Most short-term rental income gets reported on Schedule E of your federal return, even when the average rental period is seven days or less. Many hosts (and some accountants) assume short stays mean Schedule C, but that is generally incorrect unless you provide substantial hotel-like services to guests during their stay, such as daily housekeeping, fresh towels, or organized activities. When substantial services push the income onto Schedule C, it also becomes subject to self-employment tax at 15.3 percent on net profit.7Internal Revenue Service. Residential Rental Property (Including Rental of Vacation Homes)
Hosts who rent for 15 or more days can deduct ordinary operating expenses against rental income, including cleaning costs, supplies, platform fees, insurance, repairs, and a proportional share of utilities, mortgage interest, and property taxes. Depreciation on the structure itself (not the land) is also deductible. IRS Publication 527 walks through the full list, and passive activity rules may limit how much you can deduct if your adjusted gross income exceeds certain thresholds.

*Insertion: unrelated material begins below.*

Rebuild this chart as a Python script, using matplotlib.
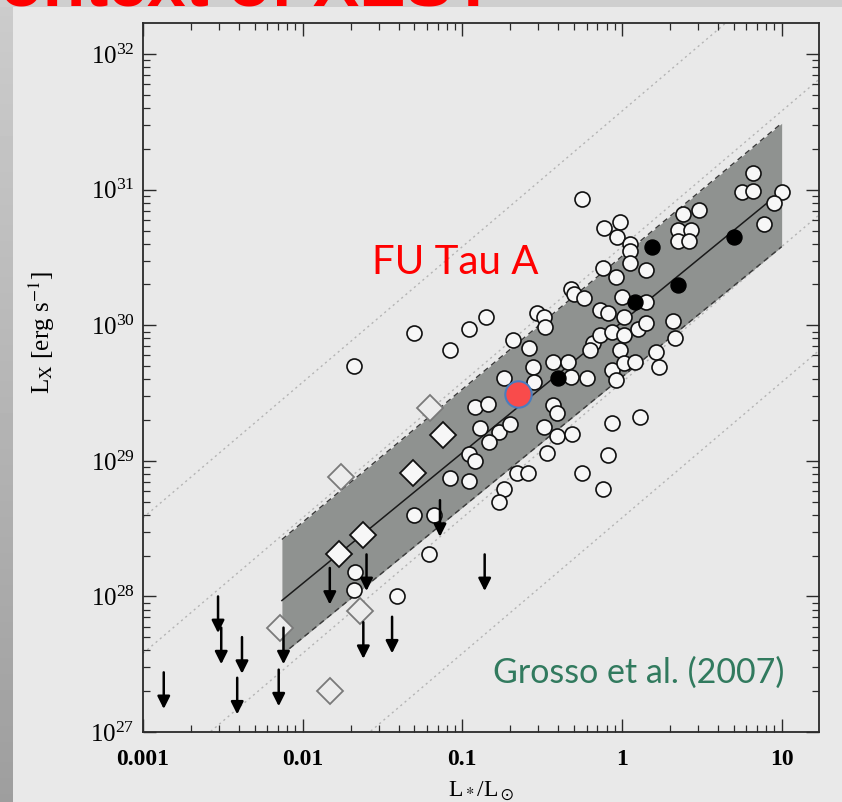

Two issues that fall outside the city’s licensing process catch hosts off guard more than anything in the STRO application itself.
Standard homeowners insurance policies are designed for owner-occupied properties and routinely exclude claims arising from short-term rental activity. Damage caused by a guest, injuries during a guest’s stay, and lost income if the property becomes uninhabitable may all fall outside your coverage. Before listing, contact your insurer and either add a short-term rental endorsement or switch to a policy designed for rental activity. Some booking platforms offer host protection programs, but these are not a substitute for your own coverage and often have significant gaps.
A city-issued STRO license does not override your homeowners association’s rules. If your HOA’s covenants, conditions, and restrictions (CC&Rs) prohibit or limit short-term rentals, those private restrictions still apply. Some associations ban them outright; others cap the number of annual rental days or require board approval. Check your governing documents before applying. Getting a license and then discovering you cannot legally use it is an expensive mistake, especially at Tier 3 and Tier 4 price points.